Entries shown:
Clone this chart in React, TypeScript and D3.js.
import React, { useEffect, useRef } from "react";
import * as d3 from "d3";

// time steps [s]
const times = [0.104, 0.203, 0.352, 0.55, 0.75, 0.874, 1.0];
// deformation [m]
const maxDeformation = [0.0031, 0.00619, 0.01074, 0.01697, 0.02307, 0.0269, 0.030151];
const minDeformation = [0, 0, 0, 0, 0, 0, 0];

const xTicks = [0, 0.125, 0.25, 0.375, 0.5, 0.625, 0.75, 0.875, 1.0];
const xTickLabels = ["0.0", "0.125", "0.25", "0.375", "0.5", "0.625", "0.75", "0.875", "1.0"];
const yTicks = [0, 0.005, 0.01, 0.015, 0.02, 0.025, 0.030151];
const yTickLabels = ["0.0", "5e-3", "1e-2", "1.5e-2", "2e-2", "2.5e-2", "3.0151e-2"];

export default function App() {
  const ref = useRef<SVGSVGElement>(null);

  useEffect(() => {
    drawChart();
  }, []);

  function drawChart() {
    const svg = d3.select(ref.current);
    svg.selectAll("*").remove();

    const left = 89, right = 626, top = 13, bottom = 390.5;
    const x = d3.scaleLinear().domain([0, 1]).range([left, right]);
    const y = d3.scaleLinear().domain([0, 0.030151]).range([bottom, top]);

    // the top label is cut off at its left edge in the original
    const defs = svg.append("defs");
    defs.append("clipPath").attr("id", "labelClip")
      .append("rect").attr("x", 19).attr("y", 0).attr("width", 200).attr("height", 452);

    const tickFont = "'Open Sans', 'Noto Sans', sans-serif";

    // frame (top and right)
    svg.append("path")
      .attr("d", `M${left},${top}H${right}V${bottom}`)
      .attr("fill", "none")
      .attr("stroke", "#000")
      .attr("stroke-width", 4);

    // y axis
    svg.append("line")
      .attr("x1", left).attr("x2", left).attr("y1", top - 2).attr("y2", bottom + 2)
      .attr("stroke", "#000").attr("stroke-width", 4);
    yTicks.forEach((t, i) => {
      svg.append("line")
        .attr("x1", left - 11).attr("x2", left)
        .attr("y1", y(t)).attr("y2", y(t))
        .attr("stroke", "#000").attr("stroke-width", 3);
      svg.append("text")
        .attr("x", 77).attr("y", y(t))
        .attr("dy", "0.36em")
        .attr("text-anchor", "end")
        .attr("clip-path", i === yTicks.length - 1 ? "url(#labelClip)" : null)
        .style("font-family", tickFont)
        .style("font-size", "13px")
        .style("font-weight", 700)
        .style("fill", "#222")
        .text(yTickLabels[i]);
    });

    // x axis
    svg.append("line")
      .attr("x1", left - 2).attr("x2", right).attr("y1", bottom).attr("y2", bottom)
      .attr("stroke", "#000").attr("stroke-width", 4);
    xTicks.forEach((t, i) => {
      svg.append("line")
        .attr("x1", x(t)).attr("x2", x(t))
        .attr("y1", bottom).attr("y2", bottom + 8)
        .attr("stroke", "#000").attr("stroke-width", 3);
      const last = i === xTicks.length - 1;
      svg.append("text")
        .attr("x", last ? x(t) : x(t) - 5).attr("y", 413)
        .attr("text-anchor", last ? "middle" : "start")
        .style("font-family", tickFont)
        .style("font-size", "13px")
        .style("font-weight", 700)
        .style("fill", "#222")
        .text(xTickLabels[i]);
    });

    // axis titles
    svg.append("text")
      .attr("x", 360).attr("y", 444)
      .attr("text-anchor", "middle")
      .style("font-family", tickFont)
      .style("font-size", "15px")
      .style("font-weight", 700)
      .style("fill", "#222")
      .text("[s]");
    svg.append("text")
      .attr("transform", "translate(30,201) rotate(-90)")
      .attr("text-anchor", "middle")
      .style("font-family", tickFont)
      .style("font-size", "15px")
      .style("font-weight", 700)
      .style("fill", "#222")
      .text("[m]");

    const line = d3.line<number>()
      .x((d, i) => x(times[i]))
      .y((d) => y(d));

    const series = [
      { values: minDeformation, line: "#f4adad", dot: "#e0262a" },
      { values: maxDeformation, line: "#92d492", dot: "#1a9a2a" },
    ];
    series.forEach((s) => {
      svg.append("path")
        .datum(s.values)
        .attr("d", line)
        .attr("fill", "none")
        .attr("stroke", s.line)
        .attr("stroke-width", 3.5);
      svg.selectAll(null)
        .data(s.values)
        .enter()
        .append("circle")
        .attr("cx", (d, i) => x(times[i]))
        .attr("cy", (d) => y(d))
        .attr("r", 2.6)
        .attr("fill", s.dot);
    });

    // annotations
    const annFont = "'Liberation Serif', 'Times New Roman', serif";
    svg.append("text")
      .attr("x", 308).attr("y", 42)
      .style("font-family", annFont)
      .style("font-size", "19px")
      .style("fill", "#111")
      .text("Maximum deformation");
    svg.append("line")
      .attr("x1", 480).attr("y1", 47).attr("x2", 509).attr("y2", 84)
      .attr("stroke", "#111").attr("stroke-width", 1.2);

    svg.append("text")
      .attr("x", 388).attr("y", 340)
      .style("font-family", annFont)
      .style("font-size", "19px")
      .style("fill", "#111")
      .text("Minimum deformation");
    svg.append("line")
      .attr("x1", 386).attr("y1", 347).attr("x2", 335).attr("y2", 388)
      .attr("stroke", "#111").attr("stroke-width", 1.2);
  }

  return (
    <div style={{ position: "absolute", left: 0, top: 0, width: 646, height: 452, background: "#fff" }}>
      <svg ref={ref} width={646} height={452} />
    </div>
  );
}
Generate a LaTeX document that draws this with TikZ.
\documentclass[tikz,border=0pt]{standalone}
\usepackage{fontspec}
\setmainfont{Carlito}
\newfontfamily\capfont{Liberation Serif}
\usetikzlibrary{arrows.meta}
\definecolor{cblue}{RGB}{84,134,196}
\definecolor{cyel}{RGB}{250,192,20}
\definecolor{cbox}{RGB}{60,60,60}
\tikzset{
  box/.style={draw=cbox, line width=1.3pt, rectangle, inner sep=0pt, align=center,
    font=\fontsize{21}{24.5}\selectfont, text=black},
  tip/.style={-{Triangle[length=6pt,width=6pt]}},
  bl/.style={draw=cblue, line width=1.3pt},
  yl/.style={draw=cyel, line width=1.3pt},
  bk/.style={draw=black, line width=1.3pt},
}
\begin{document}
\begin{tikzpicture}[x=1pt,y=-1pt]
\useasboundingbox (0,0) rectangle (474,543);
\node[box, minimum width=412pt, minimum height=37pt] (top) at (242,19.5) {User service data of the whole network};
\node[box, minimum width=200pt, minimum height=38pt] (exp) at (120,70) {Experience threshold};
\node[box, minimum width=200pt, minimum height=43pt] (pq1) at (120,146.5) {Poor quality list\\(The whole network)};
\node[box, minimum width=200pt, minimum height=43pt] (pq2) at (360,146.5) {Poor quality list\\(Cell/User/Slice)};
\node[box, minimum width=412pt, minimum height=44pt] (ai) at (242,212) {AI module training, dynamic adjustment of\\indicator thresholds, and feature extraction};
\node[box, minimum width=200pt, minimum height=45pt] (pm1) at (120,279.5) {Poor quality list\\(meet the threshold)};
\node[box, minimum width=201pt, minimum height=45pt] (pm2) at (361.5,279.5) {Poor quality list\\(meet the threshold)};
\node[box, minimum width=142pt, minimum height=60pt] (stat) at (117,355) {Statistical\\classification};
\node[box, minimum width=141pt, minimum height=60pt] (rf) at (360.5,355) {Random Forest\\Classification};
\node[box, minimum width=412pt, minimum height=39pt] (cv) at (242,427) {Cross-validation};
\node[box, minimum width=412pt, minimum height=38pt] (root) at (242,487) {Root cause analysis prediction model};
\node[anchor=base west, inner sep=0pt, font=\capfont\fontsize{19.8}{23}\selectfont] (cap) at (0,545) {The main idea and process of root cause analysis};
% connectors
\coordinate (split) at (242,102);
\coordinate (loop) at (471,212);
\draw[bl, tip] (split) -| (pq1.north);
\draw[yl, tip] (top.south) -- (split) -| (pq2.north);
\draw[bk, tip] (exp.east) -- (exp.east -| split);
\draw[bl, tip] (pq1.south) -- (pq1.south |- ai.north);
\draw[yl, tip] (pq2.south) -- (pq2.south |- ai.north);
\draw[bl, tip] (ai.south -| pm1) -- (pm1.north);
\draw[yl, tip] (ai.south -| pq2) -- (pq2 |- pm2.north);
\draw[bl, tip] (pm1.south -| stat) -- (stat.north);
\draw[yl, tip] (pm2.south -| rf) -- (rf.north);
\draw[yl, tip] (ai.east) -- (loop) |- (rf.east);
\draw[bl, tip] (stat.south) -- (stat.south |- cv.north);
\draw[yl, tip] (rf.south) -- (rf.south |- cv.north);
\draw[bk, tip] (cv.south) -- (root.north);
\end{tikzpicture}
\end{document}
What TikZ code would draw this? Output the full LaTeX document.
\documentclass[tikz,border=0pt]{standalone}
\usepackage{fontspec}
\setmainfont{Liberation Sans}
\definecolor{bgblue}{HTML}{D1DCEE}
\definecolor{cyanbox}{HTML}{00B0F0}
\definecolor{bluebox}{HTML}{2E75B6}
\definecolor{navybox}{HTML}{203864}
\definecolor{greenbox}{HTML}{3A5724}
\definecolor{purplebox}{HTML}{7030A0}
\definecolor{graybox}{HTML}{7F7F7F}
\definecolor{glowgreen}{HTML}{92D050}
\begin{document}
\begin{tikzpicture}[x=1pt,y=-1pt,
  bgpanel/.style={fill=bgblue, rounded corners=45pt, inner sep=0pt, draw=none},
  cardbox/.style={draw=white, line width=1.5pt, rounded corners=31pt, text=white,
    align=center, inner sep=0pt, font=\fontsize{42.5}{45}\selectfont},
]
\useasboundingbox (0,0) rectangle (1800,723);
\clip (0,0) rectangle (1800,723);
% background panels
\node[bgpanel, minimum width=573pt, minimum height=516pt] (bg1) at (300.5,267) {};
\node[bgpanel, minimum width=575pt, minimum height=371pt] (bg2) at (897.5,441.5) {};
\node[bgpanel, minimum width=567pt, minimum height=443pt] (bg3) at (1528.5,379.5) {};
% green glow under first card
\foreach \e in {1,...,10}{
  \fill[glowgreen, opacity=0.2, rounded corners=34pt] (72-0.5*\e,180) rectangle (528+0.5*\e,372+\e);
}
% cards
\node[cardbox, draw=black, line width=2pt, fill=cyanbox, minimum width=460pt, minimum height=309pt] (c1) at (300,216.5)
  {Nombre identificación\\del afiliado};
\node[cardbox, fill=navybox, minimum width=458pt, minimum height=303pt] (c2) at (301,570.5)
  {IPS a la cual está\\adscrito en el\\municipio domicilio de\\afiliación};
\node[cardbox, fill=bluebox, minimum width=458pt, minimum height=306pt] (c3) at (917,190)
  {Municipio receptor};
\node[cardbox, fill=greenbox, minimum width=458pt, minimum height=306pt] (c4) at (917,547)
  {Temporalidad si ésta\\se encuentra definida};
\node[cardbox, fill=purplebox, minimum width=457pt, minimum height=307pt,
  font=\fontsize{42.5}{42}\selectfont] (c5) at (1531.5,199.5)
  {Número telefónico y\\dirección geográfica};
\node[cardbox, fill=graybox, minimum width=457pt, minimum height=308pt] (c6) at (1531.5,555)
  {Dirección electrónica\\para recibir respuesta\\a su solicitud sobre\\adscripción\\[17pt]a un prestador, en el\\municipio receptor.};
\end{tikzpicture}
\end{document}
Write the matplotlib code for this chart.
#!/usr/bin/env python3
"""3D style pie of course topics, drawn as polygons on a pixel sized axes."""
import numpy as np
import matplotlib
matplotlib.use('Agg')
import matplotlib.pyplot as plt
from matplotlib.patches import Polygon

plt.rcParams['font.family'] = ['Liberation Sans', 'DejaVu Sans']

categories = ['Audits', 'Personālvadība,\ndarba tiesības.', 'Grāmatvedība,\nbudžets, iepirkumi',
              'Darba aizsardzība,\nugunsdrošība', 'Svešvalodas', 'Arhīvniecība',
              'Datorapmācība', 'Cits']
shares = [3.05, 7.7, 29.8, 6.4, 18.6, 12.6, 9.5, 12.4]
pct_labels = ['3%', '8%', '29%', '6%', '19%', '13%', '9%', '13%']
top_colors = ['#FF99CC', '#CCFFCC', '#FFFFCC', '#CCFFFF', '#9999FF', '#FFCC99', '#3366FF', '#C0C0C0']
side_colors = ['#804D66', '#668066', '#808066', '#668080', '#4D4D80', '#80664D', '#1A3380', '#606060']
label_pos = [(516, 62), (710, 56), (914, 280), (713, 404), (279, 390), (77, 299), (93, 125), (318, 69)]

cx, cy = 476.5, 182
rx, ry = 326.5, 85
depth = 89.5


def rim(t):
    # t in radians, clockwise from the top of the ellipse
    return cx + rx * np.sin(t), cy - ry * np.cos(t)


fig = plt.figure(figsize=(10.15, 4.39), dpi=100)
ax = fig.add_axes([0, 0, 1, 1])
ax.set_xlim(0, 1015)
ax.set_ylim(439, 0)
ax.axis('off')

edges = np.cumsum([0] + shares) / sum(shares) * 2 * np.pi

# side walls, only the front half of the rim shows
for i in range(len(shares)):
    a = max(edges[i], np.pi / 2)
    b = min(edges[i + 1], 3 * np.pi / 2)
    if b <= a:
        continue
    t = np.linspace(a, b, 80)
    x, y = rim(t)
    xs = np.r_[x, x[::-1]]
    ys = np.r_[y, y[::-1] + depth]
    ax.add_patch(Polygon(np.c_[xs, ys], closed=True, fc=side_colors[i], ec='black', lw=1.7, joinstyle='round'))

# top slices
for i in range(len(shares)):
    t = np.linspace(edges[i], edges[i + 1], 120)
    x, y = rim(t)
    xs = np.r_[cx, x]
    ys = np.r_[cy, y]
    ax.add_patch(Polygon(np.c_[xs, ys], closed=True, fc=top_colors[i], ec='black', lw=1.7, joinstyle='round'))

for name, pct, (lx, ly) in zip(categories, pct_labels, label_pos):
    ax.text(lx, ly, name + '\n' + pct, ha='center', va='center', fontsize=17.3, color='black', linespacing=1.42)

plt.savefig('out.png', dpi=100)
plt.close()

Prompt: Repeat, unchanged, every line from the one that contains "Write the matplotlib code for this chart." to the one that contains "fc=side_colors[i], ec='black', lw=1.7, joinstyle='round'))", including both, and no other line.

Full response:
Write the matplotlib code for this chart.
#!/usr/bin/env python3
"""3D style pie of course topics, drawn as polygons on a pixel sized axes."""
import numpy as np
import matplotlib
matplotlib.use('Agg')
import matplotlib.pyplot as plt
from matplotlib.patches import Polygon

plt.rcParams['font.family'] = ['Liberation Sans', 'DejaVu Sans']

categories = ['Audits', 'Personālvadība,\ndarba tiesības.', 'Grāmatvedība,\nbudžets, iepirkumi',
              'Darba aizsardzība,\nugunsdrošība', 'Svešvalodas', 'Arhīvniecība',
              'Datorapmācība', 'Cits']
shares = [3.05, 7.7, 29.8, 6.4, 18.6, 12.6, 9.5, 12.4]
pct_labels = ['3%', '8%', '29%', '6%', '19%', '13%', '9%', '13%']
top_colors = ['#FF99CC', '#CCFFCC', '#FFFFCC', '#CCFFFF', '#9999FF', '#FFCC99', '#3366FF', '#C0C0C0']
side_colors = ['#804D66', '#668066', '#808066', '#668080', '#4D4D80', '#80664D', '#1A3380', '#606060']
label_pos = [(516, 62), (710, 56), (914, 280), (713, 404), (279, 390), (77, 299), (93, 125), (318, 69)]

cx, cy = 476.5, 182
rx, ry = 326.5, 85
depth = 89.5


def rim(t):
    # t in radians, clockwise from the top of the ellipse
    return cx + rx * np.sin(t), cy - ry * np.cos(t)


fig = plt.figure(figsize=(10.15, 4.39), dpi=100)
ax = fig.add_axes([0, 0, 1, 1])
ax.set_xlim(0, 1015)
ax.set_ylim(439, 0)
ax.axis('off')

edges = np.cumsum([0] + shares) / sum(shares) * 2 * np.pi

# side walls, only the front half of the rim shows
for i in range(len(shares)):
    a = max(edges[i], np.pi / 2)
    b = min(edges[i + 1], 3 * np.pi / 2)
    if b <= a:
        continue
    t = np.linspace(a, b, 80)
    x, y = rim(t)
    xs = np.r_[x, x[::-1]]
    ys = np.r_[y, y[::-1] + depth]
    ax.add_patch(Polygon(np.c_[xs, ys], closed=True, fc=side_colors[i], ec='black', lw=1.7, joinstyle='round'))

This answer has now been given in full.